PETA Will Urge José Díaz to Free Lolita and Other Marine Mammals From Cramped Tanks
For Immediate Release:
March 27, 2019
David Perle 202-483-7382
Madrid – As a pair of PETA supporters dressed as orcas stand outside the annual meeting of Parques Reunidos—the parent company of the Miami Seaquarium and of Marineland Antibes in France—a PETA representative inside the meeting will call on the company’s newly reappointed CEO, José Díaz, to move the orcas at the parks to seaside sanctuaries.

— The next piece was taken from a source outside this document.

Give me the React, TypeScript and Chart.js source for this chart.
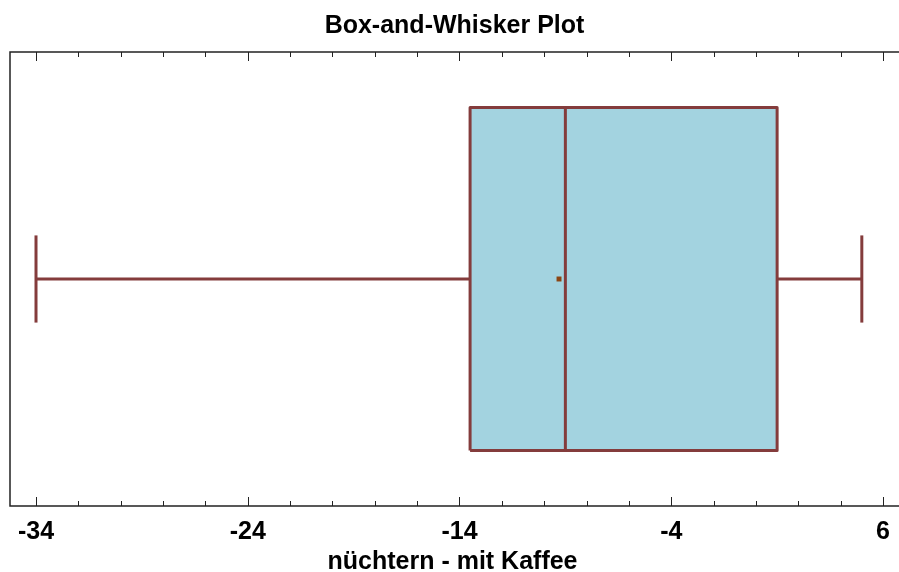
import React, { useEffect, useRef } from "react";
import { Chart, registerables } from "chart.js";

Chart.register(...registerables);

// ---- data ----
const categories = ["nüchtern - mit Kaffee"];
const minValues = [-34];
const q1Values = [-13.5];
const medianValues = [-9];
const q3Values = [1];
const maxValues = [5];
const meanValues = [-9.3];

const majorTicks = [-34, -24, -14, -4, 6];
const tickLabels = ["-34", "-24", "-14", "-4", "6"];
const minorStep = 2;

const chartTitle = "Box-and-Whisker Plot";

// ---- style ----
const LINE = "#843c3c";
const FILL = "#a3d3e0";
const MEAN = "#8b4513";
const FONT = "'Liberation Sans', Arial, sans-serif";

const allTicks: number[] = [];
for (let v = majorTicks[0]; v <= majorTicks[majorTicks.length - 1] + 1e-9; v += minorStep) allTicks.push(v);

const framePlugin = {
  id: "frameTicks",
  afterDraw(chart: any) {
    const { ctx, chartArea: a, scales } = chart;
    const x = scales.x;
    ctx.save();
    ctx.strokeStyle = "#222";
    ctx.lineWidth = 1;
    for (const v of allTicks) {
      const px = Math.round(x.getPixelForValue(v)) + 0.5;
      const len = majorTicks.includes(v) ? 9 : 5;
      ctx.beginPath();
      ctx.moveTo(px, a.bottom);
      ctx.lineTo(px, a.bottom - len);
      ctx.moveTo(px, a.top);
      ctx.lineTo(px, a.top + len);
      ctx.stroke();
    }
    ctx.lineWidth = 1.5;
    ctx.beginPath();
    ctx.moveTo(chart.width, a.top);
    ctx.lineTo(a.left, a.top);
    ctx.lineTo(a.left, a.bottom);
    ctx.lineTo(chart.width, a.bottom);
    ctx.stroke();
    ctx.restore();
  },
};

export default function App() {
  const ref = useRef<HTMLCanvasElement>(null);

  useEffect(() => {
    const i = 0;
    const yc = 0.5;
    const boxHalf = 0.378;
    const capHalf = 0.096;
    const lineDs = (pts: { x: number; y: number }[]) => ({
      data: pts,
      borderColor: LINE,
      borderWidth: 3,
      pointRadius: 0,
      fill: false,
      tension: 0,
      borderCapStyle: "butt",
      borderJoinStyle: "round",
    });
    const datasets: any[] = [
      {
        data: [{ x: meanValues[i], y: yc }],
        showLine: false,
        pointStyle: "rect",
        pointRadius: 3.5,
        pointBorderWidth: 0,
        pointBackgroundColor: MEAN,
        borderColor: MEAN,
      },
      lineDs([
        { x: medianValues[i], y: yc - boxHalf },
        { x: medianValues[i], y: yc + boxHalf },
      ]),
      lineDs([
        { x: q1Values[i], y: yc - boxHalf },
        { x: q1Values[i], y: yc + boxHalf },
        { x: q3Values[i], y: yc + boxHalf },
        { x: q3Values[i], y: yc - boxHalf },
        { x: q1Values[i], y: yc - boxHalf },
      ]),
      lineDs([
        { x: minValues[i], y: yc },
        { x: q1Values[i], y: yc },
      ]),
      lineDs([
        { x: q3Values[i], y: yc },
        { x: maxValues[i], y: yc },
      ]),
      lineDs([
        { x: minValues[i], y: yc - capHalf },
        { x: minValues[i], y: yc + capHalf },
      ]),
      lineDs([
        { x: maxValues[i], y: yc - capHalf },
        { x: maxValues[i], y: yc + capHalf },
      ]),
      {
        data: [
          { x: q1Values[i], y: yc + boxHalf },
          { x: q3Values[i], y: yc + boxHalf },
        ],
        borderWidth: 0,
        borderColor: "rgba(0,0,0,0)",
        backgroundColor: FILL,
        pointRadius: 0,
        fill: { target: { value: yc - boxHalf } },
      },
    ];

    const chart = new Chart(ref.current!, {
      type: "line",
      data: { datasets },
      options: {
        animation: false,
        responsive: false,
        maintainAspectRatio: false,
        layout: { padding: { left: 10, right: 0, top: 0, bottom: 0 } },
        plugins: {
          legend: { display: false },
          tooltip: { enabled: false },
          title: {
            display: true,
            text: chartTitle,
            color: "#000",
            font: { family: FONT, size: 25, weight: "bold", lineHeight: 1.2 },
            padding: { top: 11, bottom: 11 },
          },
        },
        scales: {
          x: {
            type: "linear",
            position: "bottom",
            min: -35.228,
            max: 6.567,
            afterBuildTicks: (axis: any) => {
              axis.ticks = allTicks.map((v) => ({ value: v }));
            },
            afterFit: (axis: any) => {
              axis.paddingLeft = 0;
              axis.paddingRight = 0;
            },
            ticks: {
              autoSkip: false,
              maxRotation: 0,
              padding: 13.5,
              color: "#000",
              font: { family: FONT, size: 25, weight: "bold", lineHeight: 1 },
              callback: (v: any) => {
                const k = majorTicks.indexOf(Number(v));
                return k >= 0 ? tickLabels[k] : "";
              },
            },
            grid: { display: false, drawTicks: false },
            border: { display: false },
            title: {
              display: true,
              text: categories[0],
              color: "#000",
              font: { family: FONT, size: 25, weight: "bold", lineHeight: 1 },
              padding: { top: -8, bottom: -3 },
            },
          },
          y: {
            type: "linear",
            display: false,
            min: 0,
            max: 1,
          },
        },
      },
      plugins: [framePlugin],
    });
    return () => chart.destroy();
  }, []);

  return (
    <div style={{ position: "absolute", left: 0, top: 0, width: 899, height: 572 }}>
      <canvas ref={ref} width={899} height={572} style={{ width: 899, height: 572 }} />
    </div>
  );
}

PETA will point out in the meeting that in the five years between Díaz’s departure from the company and his reappointment as CEO, the world has gained a new awareness of the ways orcas suffer in marine parks. Lolita—the only orca at the Miami Seaquarium—has spent nearly half a century in a cramped tank, where she’s been without the companionship of any member of her own species since 1980, when her tankmate, Hugo, died after ramming his head into the tank wall. Another four orcas are imprisoned at Marineland, where at least 12 others have died since 1970.

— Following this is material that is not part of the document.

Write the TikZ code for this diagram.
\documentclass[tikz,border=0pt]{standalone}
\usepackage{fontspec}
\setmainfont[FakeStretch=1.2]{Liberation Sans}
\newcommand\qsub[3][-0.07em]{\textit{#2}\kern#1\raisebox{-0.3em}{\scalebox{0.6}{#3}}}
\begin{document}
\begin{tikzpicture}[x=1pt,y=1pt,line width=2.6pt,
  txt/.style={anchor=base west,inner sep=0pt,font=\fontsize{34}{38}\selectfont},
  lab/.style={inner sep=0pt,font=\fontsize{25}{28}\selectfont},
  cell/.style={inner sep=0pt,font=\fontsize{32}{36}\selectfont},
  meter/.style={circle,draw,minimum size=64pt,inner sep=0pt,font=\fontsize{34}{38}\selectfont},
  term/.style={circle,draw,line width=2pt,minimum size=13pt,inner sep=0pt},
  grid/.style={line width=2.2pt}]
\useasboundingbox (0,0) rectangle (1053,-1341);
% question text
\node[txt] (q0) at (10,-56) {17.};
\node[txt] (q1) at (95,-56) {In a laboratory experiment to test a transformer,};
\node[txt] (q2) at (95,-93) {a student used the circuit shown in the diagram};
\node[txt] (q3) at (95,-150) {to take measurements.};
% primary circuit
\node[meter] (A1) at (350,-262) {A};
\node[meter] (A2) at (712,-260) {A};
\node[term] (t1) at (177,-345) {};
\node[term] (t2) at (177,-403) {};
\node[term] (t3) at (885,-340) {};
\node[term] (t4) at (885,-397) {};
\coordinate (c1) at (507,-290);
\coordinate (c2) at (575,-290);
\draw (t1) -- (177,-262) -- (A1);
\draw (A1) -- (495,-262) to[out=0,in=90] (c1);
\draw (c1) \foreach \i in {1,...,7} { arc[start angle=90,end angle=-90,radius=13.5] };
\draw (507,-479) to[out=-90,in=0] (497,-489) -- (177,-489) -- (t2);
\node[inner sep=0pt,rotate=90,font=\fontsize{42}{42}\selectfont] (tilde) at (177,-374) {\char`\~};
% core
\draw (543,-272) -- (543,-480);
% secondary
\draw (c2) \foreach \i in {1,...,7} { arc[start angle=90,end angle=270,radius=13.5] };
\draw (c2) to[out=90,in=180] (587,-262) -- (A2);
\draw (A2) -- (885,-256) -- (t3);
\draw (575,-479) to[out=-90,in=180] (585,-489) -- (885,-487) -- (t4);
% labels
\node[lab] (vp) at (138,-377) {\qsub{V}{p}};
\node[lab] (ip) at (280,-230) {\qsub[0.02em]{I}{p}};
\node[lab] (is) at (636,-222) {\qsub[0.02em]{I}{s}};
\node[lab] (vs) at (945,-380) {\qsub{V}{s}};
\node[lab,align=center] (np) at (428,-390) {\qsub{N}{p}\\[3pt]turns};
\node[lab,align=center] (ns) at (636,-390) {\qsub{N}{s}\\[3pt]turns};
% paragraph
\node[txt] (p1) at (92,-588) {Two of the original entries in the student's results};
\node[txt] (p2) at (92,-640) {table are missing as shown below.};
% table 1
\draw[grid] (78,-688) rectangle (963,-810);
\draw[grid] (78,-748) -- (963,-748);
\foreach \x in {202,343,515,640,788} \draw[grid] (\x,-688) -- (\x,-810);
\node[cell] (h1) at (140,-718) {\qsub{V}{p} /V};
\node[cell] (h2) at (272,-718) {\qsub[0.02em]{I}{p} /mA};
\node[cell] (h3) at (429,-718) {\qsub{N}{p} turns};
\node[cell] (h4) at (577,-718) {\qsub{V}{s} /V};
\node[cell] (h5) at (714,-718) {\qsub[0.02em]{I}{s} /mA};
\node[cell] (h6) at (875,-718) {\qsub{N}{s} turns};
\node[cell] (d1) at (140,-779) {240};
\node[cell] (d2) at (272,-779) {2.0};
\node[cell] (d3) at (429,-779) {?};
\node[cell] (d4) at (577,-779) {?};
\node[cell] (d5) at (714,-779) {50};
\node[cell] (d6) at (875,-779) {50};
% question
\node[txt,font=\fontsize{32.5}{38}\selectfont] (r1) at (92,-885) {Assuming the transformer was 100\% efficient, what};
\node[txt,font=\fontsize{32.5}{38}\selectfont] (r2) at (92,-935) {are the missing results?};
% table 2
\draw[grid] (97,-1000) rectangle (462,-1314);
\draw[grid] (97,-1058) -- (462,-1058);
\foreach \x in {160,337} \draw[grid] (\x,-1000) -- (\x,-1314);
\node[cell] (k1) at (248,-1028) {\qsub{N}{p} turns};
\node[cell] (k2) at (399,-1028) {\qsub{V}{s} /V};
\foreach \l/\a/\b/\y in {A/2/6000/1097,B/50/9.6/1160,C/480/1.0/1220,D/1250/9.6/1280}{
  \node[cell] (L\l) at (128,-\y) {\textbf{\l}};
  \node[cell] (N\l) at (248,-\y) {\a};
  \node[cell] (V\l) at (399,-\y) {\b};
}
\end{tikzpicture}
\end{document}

“José Díaz’s goal is to provide customers with the entertainment that they want at a price that they’re happy to pay, but today’s public realizes that it’s the animals who pay the price in marine parks,” says PETA Executive Vice President Tracy Reiman. “PETA is calling on the Miami Seaquarium’s parent company to move Lolita and the four other orcas at its parks to sanctuaries, where they’ll be able to feel the ocean currents, dive deep, and have some semblance of a natural life.”
PETA—whose motto reads, in part, that “animals are not ours to use for entertainment”—opposes speciesism, which is a supremacist worldview. The group purchased stock in Parques Reunidos in 2017 specifically so that it could influence management decisions from the inside and liaise with other shareholders.